→ The records
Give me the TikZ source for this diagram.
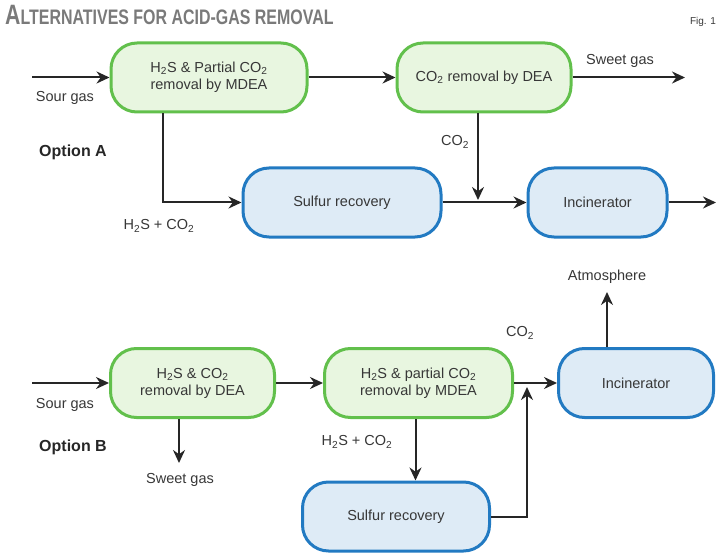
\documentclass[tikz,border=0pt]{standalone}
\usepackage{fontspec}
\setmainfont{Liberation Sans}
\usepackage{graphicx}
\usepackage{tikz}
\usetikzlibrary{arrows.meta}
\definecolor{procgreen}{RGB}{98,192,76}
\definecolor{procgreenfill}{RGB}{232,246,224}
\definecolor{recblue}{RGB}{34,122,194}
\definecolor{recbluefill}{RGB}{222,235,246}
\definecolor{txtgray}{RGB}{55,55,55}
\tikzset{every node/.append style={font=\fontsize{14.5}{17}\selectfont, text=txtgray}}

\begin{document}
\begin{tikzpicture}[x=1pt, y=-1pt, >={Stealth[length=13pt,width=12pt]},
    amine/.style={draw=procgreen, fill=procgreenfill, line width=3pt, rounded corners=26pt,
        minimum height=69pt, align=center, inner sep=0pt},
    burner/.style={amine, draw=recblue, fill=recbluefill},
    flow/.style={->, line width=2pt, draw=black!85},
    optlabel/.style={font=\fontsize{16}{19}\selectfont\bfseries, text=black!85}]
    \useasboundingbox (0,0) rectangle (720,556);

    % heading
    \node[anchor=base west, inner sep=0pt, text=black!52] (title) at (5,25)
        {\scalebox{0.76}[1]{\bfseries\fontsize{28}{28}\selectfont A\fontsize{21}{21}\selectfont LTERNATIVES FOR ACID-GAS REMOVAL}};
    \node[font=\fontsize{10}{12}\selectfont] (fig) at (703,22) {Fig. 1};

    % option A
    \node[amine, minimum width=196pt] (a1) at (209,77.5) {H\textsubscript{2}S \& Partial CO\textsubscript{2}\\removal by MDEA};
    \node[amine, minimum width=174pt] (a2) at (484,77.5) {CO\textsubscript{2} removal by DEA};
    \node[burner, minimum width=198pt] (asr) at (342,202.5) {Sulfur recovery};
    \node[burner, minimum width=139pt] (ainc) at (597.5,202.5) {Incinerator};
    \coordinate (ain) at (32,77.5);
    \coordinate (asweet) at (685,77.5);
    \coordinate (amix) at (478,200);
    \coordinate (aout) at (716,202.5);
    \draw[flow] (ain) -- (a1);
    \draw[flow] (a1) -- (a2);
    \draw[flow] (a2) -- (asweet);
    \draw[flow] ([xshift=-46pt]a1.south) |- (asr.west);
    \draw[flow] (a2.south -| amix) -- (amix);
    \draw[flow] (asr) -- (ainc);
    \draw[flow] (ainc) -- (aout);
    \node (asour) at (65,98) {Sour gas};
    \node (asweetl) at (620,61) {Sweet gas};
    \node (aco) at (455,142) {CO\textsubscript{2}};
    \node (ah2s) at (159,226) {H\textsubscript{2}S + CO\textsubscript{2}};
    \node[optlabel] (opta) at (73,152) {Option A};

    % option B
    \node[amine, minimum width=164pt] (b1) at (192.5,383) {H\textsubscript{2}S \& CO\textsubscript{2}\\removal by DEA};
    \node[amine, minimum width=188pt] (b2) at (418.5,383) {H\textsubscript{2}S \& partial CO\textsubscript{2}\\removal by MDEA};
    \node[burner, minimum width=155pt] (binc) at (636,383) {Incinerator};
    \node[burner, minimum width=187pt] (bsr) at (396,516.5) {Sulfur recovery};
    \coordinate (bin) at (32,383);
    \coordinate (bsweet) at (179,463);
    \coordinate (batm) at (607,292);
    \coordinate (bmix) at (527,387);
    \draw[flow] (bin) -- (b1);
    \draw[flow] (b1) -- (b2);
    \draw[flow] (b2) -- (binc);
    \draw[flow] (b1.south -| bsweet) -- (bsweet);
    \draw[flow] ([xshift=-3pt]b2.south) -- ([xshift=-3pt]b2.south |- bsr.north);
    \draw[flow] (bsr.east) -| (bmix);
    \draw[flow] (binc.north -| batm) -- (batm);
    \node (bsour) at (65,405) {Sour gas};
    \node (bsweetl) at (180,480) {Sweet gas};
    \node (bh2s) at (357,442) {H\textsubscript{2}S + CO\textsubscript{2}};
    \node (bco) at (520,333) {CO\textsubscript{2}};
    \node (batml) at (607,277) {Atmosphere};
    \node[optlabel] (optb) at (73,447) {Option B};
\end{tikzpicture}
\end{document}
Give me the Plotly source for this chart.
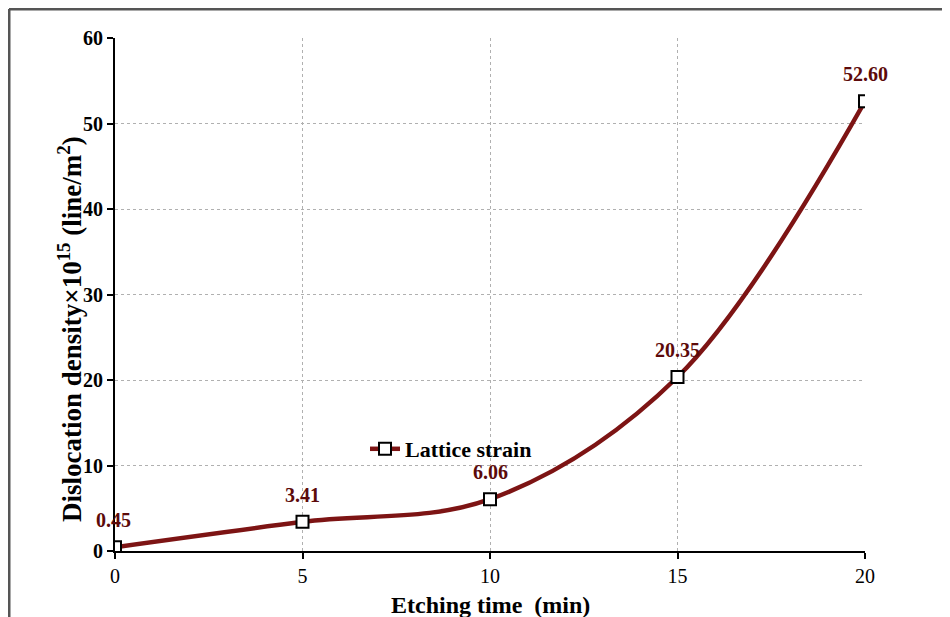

→ Your objective
Show all lines from the listing above in which "this" appears.

→ Result of the exercise
Give me the TikZ source for this diagram.
Give me the Plotly source for this chart.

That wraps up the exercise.